Samuel Huntington: Argued that Islam was destined to clash with the West (WORLD ECONOMIC FORUM CC BY-SA 2.0)
It is time to put the United Nations out of its misery. Created in 1945 to prevent conflicts between almost 200 nation states, it has passed its sell-by date. Such conflicts are no longer the global priority. The new menace — horrific clashes between the world’s nine historic civilisations — demands the creation of a new body. The United Civilisations, perhaps?
That is the radical message implicit in The Clash of Civilizations and the Remaking of World Order, published in this country exactly 20 years ago. The author was the Harvard professor Samuel P. Huntington, an adviser to successive US Presidents and probably the finest political scientist of his generation. He was certainly the most contentious. By the 1990s most American policymakers had simply lost patience with him.
Yet the book remains, I would argue, the most prescient (and certainly the most provocative) work of American political science since the collapse of the Soviet Union, and the apparent end of ideological Communism.

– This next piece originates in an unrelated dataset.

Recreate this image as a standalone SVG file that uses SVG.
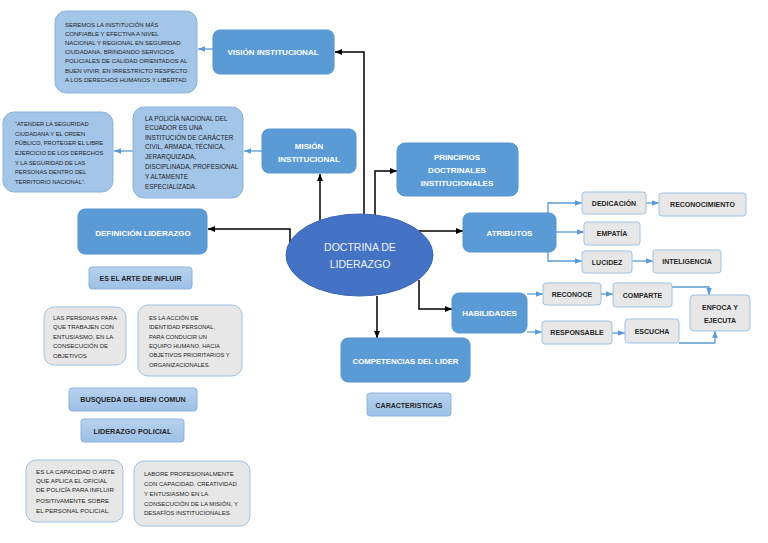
<svg xmlns="http://www.w3.org/2000/svg" width="768" height="543" viewBox="0 0 768 543">
<defs>
<linearGradient id="lbg" x1="0" y1="0" x2="0" y2="1">
<stop offset="0" stop-color="#B7D2EE"/>
<stop offset="1" stop-color="#9CC0E6"/>
</linearGradient>
<marker id="ab" markerUnits="userSpaceOnUse" markerWidth="8" markerHeight="8" viewBox="0 0 8 8" refX="7" refY="4" orient="auto">
<path d="M0,1 L7,4 L0,7 Z" fill="#000"/>
</marker>
<marker id="au" markerUnits="userSpaceOnUse" markerWidth="8" markerHeight="8" viewBox="0 0 8 8" refX="7" refY="4" orient="auto">
<path d="M0,1.2 L7,4 L0,6.8 Z" fill="#5B9BD5"/>
</marker>
</defs>
<style>
.main{fill:#5B9BD5;stroke:#5594CF;stroke-width:1}
.mt{font-family:"Liberation Sans",Arial,sans-serif;font-weight:bold;font-size:8px;fill:#FFFFFF;text-anchor:middle}
.lt{fill:#A2C5E8;stroke:#8DB5DE;stroke-width:1}
.gr{fill:#E7E7E7;stroke:#9DC3E6;stroke-width:1}
.lab{fill:url(#lbg);stroke:#8DB3DC;stroke-width:1}
.pt{font-family:"Liberation Sans",Arial,sans-serif;font-size:6px;fill:#1E1E1E}
.ct{font-family:"Liberation Sans",Arial,sans-serif;font-weight:bold;font-size:7px;fill:#262626;text-anchor:middle}
.k{fill:none;stroke:#000;stroke-width:1.5}
.b{fill:none;stroke:#5B9BD5;stroke-width:1.3}
</style>
<rect width="768" height="543" fill="#FFFFFF"/>

<g id="connectors">
<path class="k" d="M364,215 V52 H335" marker-end="url(#ab)"/>
<path class="k" d="M320,220 V174" marker-end="url(#ab)"/>
<path class="k" d="M375,217 V171 H397" marker-end="url(#ab)"/>
<path class="k" d="M290,247 V229 H208" marker-end="url(#ab)"/>
<path class="k" d="M416,231 H463" marker-end="url(#ab)"/>
<path class="k" d="M419,280 V309 H452" marker-end="url(#ab)"/>
<path class="k" d="M377,296 V338" marker-end="url(#ab)"/>
<path class="b" d="M213,49 H198" marker-end="url(#au)"/>
<path class="b" d="M262,151 H244" marker-end="url(#au)"/>
<path class="b" d="M133,151 H114" marker-end="url(#au)"/>
<path class="b" d="M548,213 V203 H582" marker-end="url(#au)"/>
<path class="b" d="M556,232 H584" marker-end="url(#au)"/>
<path class="b" d="M548,252 V261 H582" marker-end="url(#au)"/>
<path class="b" d="M646,203 H659" marker-end="url(#au)"/>
<path class="b" d="M632,261 H653" marker-end="url(#au)"/>
<path class="b" d="M527,294 H543" marker-end="url(#au)"/>
<path class="b" d="M601,294 H613" marker-end="url(#au)"/>
<path class="b" d="M672,287 H709 V295" marker-end="url(#au)"/>
<path class="b" d="M527,332 H542" marker-end="url(#au)"/>
<path class="b" d="M612,333 H625" marker-end="url(#au)"/>
<path class="b" d="M679,343 H715 V331" marker-end="url(#au)"/>
</g>

<g id="vision-text">
<rect class="lt" x="55" y="11" width="142" height="82" rx="11"/>
<text class="pt"><tspan x="65" y="26.5">SEREMOS LA INSTITUCIÓN MÁS</tspan><tspan x="65" y="35.7">CONFIABLE Y EFECTIVA A NIVEL</tspan><tspan x="65" y="44.9">NACIONAL Y REGIONAL EN SEGURIDAD</tspan><tspan x="65" y="54.1">CIUDADANA, BRINDANDO SERVICIOS</tspan><tspan x="65" y="63.3">POLICIALES DE CALIDAD ORIENTADOS AL</tspan><tspan x="65" y="72.5">BUEN VIVIR, EN IRRESTRICTO RESPECTO</tspan><tspan x="65" y="81.7">A LOS DERECHOS HUMANOS Y LIBERTAD</tspan></text>
</g>

<g id="vision">
<rect class="main" x="213" y="30" width="121" height="44" rx="7"/>
<text class="mt" x="273" y="55">VISIÓN INSTITUCIONAL</text>
</g>

<g id="mision-text">
<rect class="lt" x="133" y="107" width="110" height="91" rx="11"/>
<text class="pt" style="font-size:6.4px"><tspan x="145" y="120.5">LA POLICÍA NACIONAL DEL</tspan><tspan x="145" y="130">ECUADOR ES UNA</tspan><tspan x="145" y="139.5">INSTITUCIÓN DE CARÁCTER</tspan><tspan x="145" y="149">CIVIL, ARMADA, TÉCNICA,</tspan><tspan x="145" y="158.5">JERARQUIZADA,</tspan><tspan x="145" y="168.5">DISCIPLINADA, PROFESIONAL</tspan><tspan x="145" y="178.5">Y ALTAMENTE</tspan><tspan x="145" y="188.5">ESPECIALIZADA.</tspan></text>
</g>

<g id="atender-text">
<rect class="lt" x="3" y="112" width="110" height="80" rx="11"/>
<text class="pt" style="font-size:5.8px"><tspan x="15" y="126">“ATENDER LA SEGURIDAD</tspan><tspan x="15" y="135.5">CIUDADANA Y EL ORDEN</tspan><tspan x="15" y="145.3">PÚBLICO, PROTEGER EL LIBRE</tspan><tspan x="15" y="154.8">EJERCICIO DE LOS DERECHOS</tspan><tspan x="15" y="164.7">Y LA SEGURIDAD DE LAS</tspan><tspan x="15" y="174.3">PERSONAS DENTRO DEL</tspan><tspan x="15" y="183.8">TERRITORIO NACIONAL”.</tspan></text>
</g>

<g id="mision">
<rect class="main" x="262" y="129" width="94" height="44" rx="7"/>
<text class="mt"><tspan x="309" y="148.5">MISIÓN</tspan><tspan x="309" y="161.5">INSTITUCIONAL</tspan></text>
</g>

<g id="principios">
<rect class="main" x="397" y="143" width="121" height="53" rx="8"/>
<text class="mt"><tspan x="457" y="159.5">PRINCIPIOS</tspan><tspan x="457" y="172.5">DOCTRINALES</tspan><tspan x="457" y="185.5">INSTITUCIONALES</tspan></text>
</g>

<g id="doctrina">
<ellipse cx="359.5" cy="255" rx="73.5" ry="41" fill="#4472C4" stroke="#3C66B3" stroke-width="1"/>
<text font-family="Liberation Sans, Arial, sans-serif" font-size="10.5" fill="#EEF3FA" text-anchor="middle"><tspan x="360" y="251">DOCTRINA DE</tspan><tspan x="360" y="268">LIDERAZGO</tspan></text>
</g>

<g id="definicion">
<rect class="main" x="78" y="209" width="129" height="45" rx="7"/>
<text class="mt" x="143" y="235.5">DEFINICIÓN LIDERAZGO</text>
</g>

<g id="arte">
<rect class="lab" x="89" y="267" width="103" height="22" rx="3"/>
<text class="ct" x="140.5" y="280.5">ES EL ARTE DE INFLUIR</text>
</g>

<g id="personas">
<rect class="gr" x="44" y="307" width="82" height="58" rx="10"/>
<text class="pt"><tspan x="53" y="319.5">LAS PERSONAS PARA</tspan><tspan x="53" y="329">QUE TRABAJEN CON</tspan><tspan x="53" y="338.5">ENTUSIASMO, EN LA</tspan><tspan x="53" y="348">CONSECUCIÓN DE</tspan><tspan x="53" y="357.5">OBJETIVOS</tspan></text>
</g>

<g id="accion">
<rect class="gr" x="138" y="305" width="104" height="71" rx="10"/>
<text class="pt" style="font-size:5.8px"><tspan x="149" y="319.5">ES LA ACCIÓN DE</tspan><tspan x="149" y="329">IDENTIDAD PERSONAL,</tspan><tspan x="149" y="338.5">PARA CONDUCIR UN</tspan><tspan x="149" y="348">EQUIPO HUMANO, HACIA</tspan><tspan x="149" y="357.3">OBJETIVOS PRIORITARIOS Y</tspan><tspan x="149" y="367">ORGANIZACIONALES.</tspan></text>
</g>

<g id="busqueda">
<rect class="lab" x="69" y="388" width="128" height="23" rx="3"/>
<text class="ct" x="133" y="402" style="font-size:7.2px">BUSQUEDA DEL BIEN COMUN</text>
</g>

<g id="liderazgo-policial">
<rect class="lab" x="81" y="419" width="103" height="23" rx="3"/>
<text class="ct" x="132.5" y="433.5" style="font-size:7.2px">LIDERAZGO POLICIAL</text>
</g>

<g id="capacidad">
<rect class="gr" x="26" y="460" width="97" height="62" rx="10"/>
<text class="pt" style="font-size:6.2px"><tspan x="36" y="474">ES LA CAPACIDAD O ARTE</tspan><tspan x="36" y="483">QUE APLICA EL OFICIAL</tspan><tspan x="36" y="492.3">DE POLICÍA PARA INFLUIR</tspan><tspan x="36" y="503">POSITIVAMENTE SOBRE</tspan><tspan x="36" y="513">EL PERSONAL POLICIAL.</tspan></text>
</g>

<g id="labore">
<rect class="gr" x="134" y="461" width="116" height="65" rx="10"/>
<text class="pt"><tspan x="144" y="476.3">LABORE PROFESIONALMENTE</tspan><tspan x="144" y="486.3">CON CAPACIDAD, CREATIVIDAD</tspan><tspan x="144" y="495.6">Y ENTUSIASMO EN LA</tspan><tspan x="144" y="505.6">CONSECUCIÓN DE LA MISIÓN, Y</tspan><tspan x="144" y="515">DESAFÍOS INSTITUCIONALES.</tspan></text>
</g>

<g id="competencias">
<rect class="main" x="341" y="338" width="129" height="44" rx="7"/>
<text class="mt" x="405.5" y="363.5" style="font-size:7.8px">COMPETENCIAS DEL LIDER</text>
</g>

<g id="caracteristicas">
<rect class="lab" x="367" y="393" width="84" height="23" rx="3"/>
<text class="ct" x="409" y="407.5">CARACTERISTICAS</text>
</g>

<g id="atributos">
<rect class="main" x="463" y="213" width="93" height="39" rx="7"/>
<text class="mt" x="509.5" y="235.5">ATRIBUTOS</text>
</g>

<g id="habilidades">
<rect class="main" x="452" y="293" width="75" height="40" rx="7"/>
<text class="mt" x="489.5" y="316">HABILIDADES</text>
</g>

<g id="dedicacion">
<rect class="gr" x="582" y="192" width="64" height="22" rx="3"/>
<text class="ct" x="614" y="205.5">DEDICACIÓN</text>
</g>
<g id="reconocimiento">
<rect class="gr" x="659" y="193" width="87" height="23" rx="3"/>
<text class="ct" x="702.5" y="207">RECONOCIMIENTO</text>
</g>
<g id="empatia">
<rect class="gr" x="584" y="222" width="56" height="23" rx="3"/>
<text class="ct" x="612" y="236">EMPATÍA</text>
</g>
<g id="lucidez">
<rect class="gr" x="582" y="251" width="50" height="22" rx="3"/>
<text class="ct" x="607" y="264.5">LUCIDEZ</text>
</g>
<g id="inteligencia">
<rect class="gr" x="653" y="250" width="68" height="23" rx="3"/>
<text class="ct" x="687" y="264">INTELIGENCIA</text>
</g>
<g id="reconoce">
<rect class="gr" x="543" y="283" width="58" height="22" rx="3"/>
<text class="ct" x="572" y="296.5">RECONOCE</text>
</g>
<g id="comparte">
<rect class="gr" x="613" y="283" width="59" height="24" rx="3"/>
<text class="ct" x="642.5" y="297.5">COMPARTE</text>
</g>
<g id="enfoca">
<rect class="gr" x="690" y="295" width="60" height="36" rx="4"/>
<text class="ct"><tspan x="720" y="309.8">ENFOCA Y</tspan><tspan x="720" y="322.5">EJECUTA</tspan></text>
</g>
<g id="responsable">
<rect class="gr" x="542" y="321" width="70" height="23" rx="3"/>
<text class="ct" x="577" y="335">RESPONSABLE</text>
</g>
<g id="escucha">
<rect class="gr" x="625" y="319" width="54" height="24" rx="3"/>
<text class="ct" x="652" y="333.5">ESCUCHA</text>
</g>
</svg>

Its relevance has increased along with growing global chaos and, in particular, the rapid expansion of aggressive, fundamentalist versions of Islam (one of those civilisations into which Huntington divided the globe), and concomitant Islamist terror. Huntington suggests that American foreign policy since the early 1990s has been largely responsible for the mess. This, he says, is because it is based on two false premises: first, the belief, that Western civilisation (Judaeo-Christian America with Western Europe in tow) is the one genuine global superpower, and as such is free to throw its weight about. The second is the belief that global “modernisation” means that the other eight civilisations are evolving, inevitably and happily, into imitations of America.
Given the unhappy state of the world, Huntington’s thesis demands serious examination by America’s presidential hopefuls. Instead, it is ignored by, or receives knee-jerk accusations of racism and Islamophobia from America’s Democratic Left. And it is dismissed as lacking muscle-flexing patriotism by much of the Republican Right.
Moreover, the author was, and is, generally regarded by liberal academics with self-righteous distaste. Huntington, a Democrat, had form. He supported an ever more ruthless Vietnam War right to the end. He then applied tick-box political science measures to apartheid South Africa. Compared to other African states, South Africa came out well: a relatively independent judiciary, no military coups, a relatively high standard of living for blacks as well as whites. He decided that apartheid South Africa was worth supporting — and said so. When The Clash of Civilizations was published, many liberal intellectuals got their own back by attacking the man but not seriously examining his thesis. You can see why. When the book appeared in 1996 the Cold War had recently ended. “We” had won and were in triumphalist mode. In its most extreme form that triumphalism was expressed by the political scientist Francis Fukuyama — surprisingly an ex-student of Huntington — in his now notorious “end of history” thesis.